O cinema me deu minha voz verdadeira, me tornou um ser humano completo. Mas nunca tive chance de voltar ao lugar onde nasci e cresci. Quando li Tarell, vi que ele tinha feito o que eu queria. Também havia a personagem de Naomie Harris, Paula, que foi inspirada na mãe de Tarell. Descobri que tínhamos vivido as mesmas coisas com nossas mães.
Sendo tão pessoal, foi mais difícil?
Extremamente. Mas foi terapêutico. Foram 25 dias muito intensos. Nós estávamos no exato lugar onde as coisas aconteceram. Foi muito visceral, catártico e terapêutico. Acho que algumas coisas não teriam acontecido se não fosse visceral e pessoal.
Tentava relaxar todos os dias ou foi só no fim?
Só no fim. Meu corpo não aguentou no final. Se tivéssemos de fazer 25 dias com Naomie Harris como minha mãe, teria sido impossível.
Sua mãe viu o filme?
Ela viu tudo o que envolvia o filme, exceto o filme em si. Ela assistiu às entrevistas que Naomie Harris fez para o longa. Certamente, ela tem orgulho de mim e do filme, mas há uma grande diferença entre ter orgulho porque contei essa história e sentar-se para assistir, de alguma forma, a si mesma.
O que espera que as pessoas tirem do filme?
Supomos saber tudo sobre personagens como Chiron, ou Paula. Julgamos essas pessoas sem conhecê-las. Podemos ver essas pessoas no metrô ou no ônibus e achar que não temos nada em comum com elas. Aquele homem musculoso, de rosto fechado, nunca foi um menininho que amava dançar na frente do espelho. Roubamos dessa pessoa esse aspecto de sua humanidade. Então, espero que, depois de assistir ao filme, da próxima vez que encontrarem alguém assim, pensem quem aquela pessoa poderia ter sido, ou quem foi. Talvez seja apenas uma fachada, erguida para se proteger do mundo exterior.
Como você se protegia?
Nos esportes. E não falava. O fato de Chiron falar tão pouco está mais baseado em mim do que em Tarell. Achava que, se mostrasse qualquer coisa, exibiria fraqueza.

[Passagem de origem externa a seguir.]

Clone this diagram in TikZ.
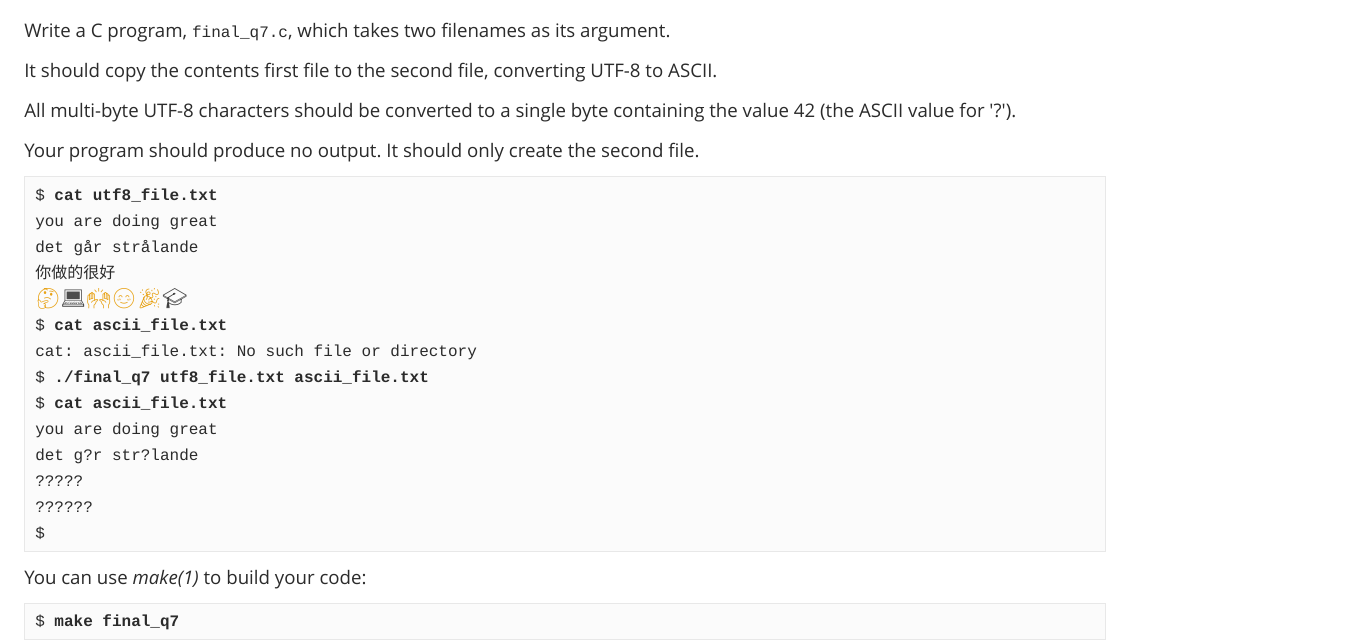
\documentclass[tikz,border=0pt]{standalone}
\usepackage{fontspec}
\setmainfont{Open Sans}
\setmonofont{Liberation Mono}
\newfontfamily\cjk{Noto Sans CJK SC}
\newfontfamily\emo{Noto Emoji}
\definecolor{txt}{HTML}{2B2B2B}
\definecolor{boxbg}{HTML}{FBFBFB}
\definecolor{boxln}{HTML}{E8E8E8}
\definecolor{emy}{HTML}{E8A317}
\frenchspacing
\begin{document}
\begin{tikzpicture}[x=0.75pt,y=-0.75pt,
  para/.style={anchor=base west,inner sep=0,text=txt,font=\fontsize{14}{16}\selectfont},
  code/.style={anchor=base west,inner sep=0,text=txt,font=\ttfamily\fontsize{12}{14}\selectfont},
  codebox/.style={draw=boxln,fill=boxbg,line width=0.75pt}]
\useasboundingbox[fill=white] (0,0) rectangle (1365,643);
\node[para] (p1) at (24,37) {Write a C program, {\ttfamily\fontsize{12}{14}\selectfont final\_q7.c}, which takes two filenames as its argument.};
\node[para] (p2) at (24,77) {It should copy the contents first file to the second file, converting UTF-8 to ASCII.};
\node[para] (p3) at (24,117) {All multi-byte UTF-8 characters should be converted to a single byte containing the value 42 (the ASCII value for \textquotesingle?\textquotesingle).};
\node[para] (p4) at (24,157) {Your program should produce no output. It should only create the second file.};
\draw[codebox] (24,176) rectangle (1105,551);
\node[code] (c1) at (35,200) {\$ \textbf{cat utf8\_file.txt}};
\node[code] (c2) at (35,226) {you are doing great};
\node[code] (c3) at (35,252) {det går strålande};
\node[code] (c4) at (35,278) {\cjk 你做的很好};
\node[code] (c5) at (35,305) {\emo\fontsize{15}{16}\selectfont\textcolor{emy}{🤔}\textcolor{black!70}{💻}\textcolor{emy}{🙌😊🎉}\textcolor{black!75}{🎓}};
\node[code] (c6) at (35,330) {\$ \textbf{cat ascii\_file.txt}};
\node[code] (c7) at (35,356) {cat: ascii\_file.txt: No such file or directory};
\node[code] (c8) at (35,382) {\$ \textbf{./final\_q7 utf8\_file.txt ascii\_file.txt}};
\node[code] (c9) at (35,408) {\$ \textbf{cat ascii\_file.txt}};
\node[code] (c10) at (35,434) {you are doing great};
\node[code] (c11) at (35,460) {det g?r str?lande};
\node[code] (c12) at (35,486) {?????};
\node[code] (c13) at (35,512) {??????};
\node[code] (c14) at (35,538) {\$};
\node[para] (p5) at (24,584) {You can use \textit{make(1)} to build your code:};
\draw[codebox] (24,603) rectangle (1105,639);
\node[code] (m1) at (35,626) {\$ \textbf{make final\_q7}};
\end{tikzpicture}
\end{document}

Espera que o público branco tenha uma percepção diferente do público negro?
O filme tem muitos aspectos diferentes. O que você traz ao cinema dita sua recepção a elementos do filme. A linguagem, por exemplo: há coisas que não dá para entender a não ser que se tenha crescido num lugar com linguagem semelhante. Vivemos nesse mundo em que precisamos entender tudo. Tudo precisa ser completamente sobre nós. E isso rouba das pessoas que fazem arte, que criam histórias, a especificidade das próprias vozes. Muitas vezes, quando se fala da experiência negra no cinema, o tom é mais agressivo.
Moonlight é mais suave. Por quê?
Só porque o filme fala de um menino negro, pobre, com uma mãe viciada em crack e que também talvez seja gay, supõem-se certas coisas sobre como essa história deve ser contada. Para mim, trata-se sempre da humanidade e da consciência dos personagens. E não queria que as expectativas do que são esses temas, ou de como essas questões normalmente se manifestam, ditassem como contamos essa história. Em geral, seria um filme mais austero, com câmera na mão, cinza. Mas Miami é bonita. Não vi razão para negar essa beleza.
O filme mostra uma forma diferente de masculinidade porque existe uma imagem de como alguém como Chiron é. Era importante desconstruir esse estereótipo?
Não se vê esse personagem representado com muita frequência no cinema ou na TV. Quando existe, é um retrato estereotipado. Trevante Rhodes, o ator, para mim, desencadeou a desconstrução, só por ser como é. No seu teste para outro papel, eu o julguei, como o público faz. Pensei: "Esse cara é muito masculino, musculoso. Não pode ser sensível, vulnerável". Mas percebi um poço de sensibilidade e vulnerabilidade. E vi que o estava julgando baseado puramente em seu visual. Se fiz isso e mudei de opinião no teste, acho que o público pode fazer o mesmo.